CREATIVE ENGLAND has announced plans to continue its successful collaboration with the National Youth Theatre (NYT) and global broadcaster Sky on the short film initiative shortFLIX.

With applications due to open again this autumn, the programme will open its doors to the UK’s undiscovered and ambitious filmmaking talent from diverse backgrounds with a story to tell about their community, heritage and identity, giving them the opportunity to make their first short film.

shortFLIX will be open for applications to young people aged 18-25 who are not currently in full-time education, employment or training, as the programme addresses the issue of equal opportunities within the creative industries. It draws on the expertise, network and experience of leading industry experts and stakeholders to take a longlist of projects selected for development from initial idea to script or outline stage, leading to five original films being selected for production and broadcast to UK audiences.

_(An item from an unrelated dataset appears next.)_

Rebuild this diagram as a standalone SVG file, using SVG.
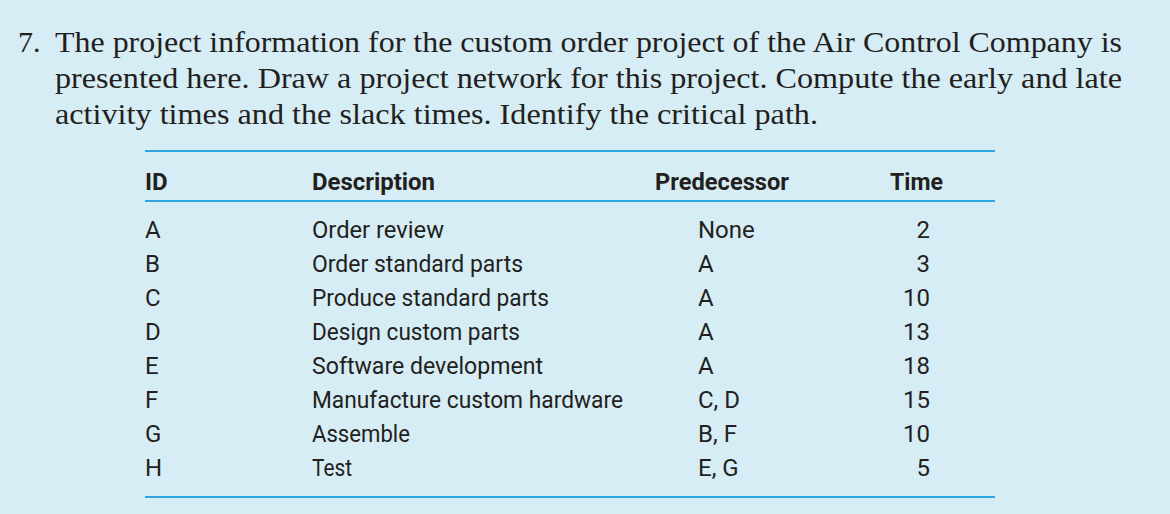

The initiative was first launched in March 2017 and the five talented winners' unique and personal projects will be made into short films for Sky Arts with a budget of £10,000 each. These include Dior Clarke and Blain Shing’s Batty Boy, an uncompromising look at black gay culture in London; Abena Taylor-Smith’s film Ladies Day, a warm-hearted story about a young black woman coming out against the backdrop of an Afro-Caribbean hair-shop in Sheffield, and Losing It by Ben Robins, a pitch black sex-comedy.

SPOKESMAN: Noel Clarke represents film industry success as an ambassador for shortFLIX

The stories were chosen for their intensity and authenticity, and for the filmmakers’ compelling passion to tell them. All the films are based on or inspired by the personal experience of the filmmakers.

Following an open call to talent, with ambassadors Noel Clarke, pictured below, Riz Ahmed and Ellie Kendrick, 26 participants underwent training and intensive development, gaining significant practical skills and experience.

The next round of shortFLIX will aim to provide the same unique opportunities as young filmmakers take their first steps in the industry.

Paul Ashton, Head of Film at Creative England, said:

"The sheer force of talent and engagement we have seen so far on shortFLIX has been humbling and inspiring, and has absolutely confirmed our belief that the talent is out there in unusual places, looking for the chance to realise what they know they have in them.

"We're delighted to announce that we will continue this flourishing partnership with Sky and NYT. We strive to provide opportunities to those who otherwise may not have access to the industry, and with our partners we can't wait to see the next wave of unheard voices from across the UK wash over us."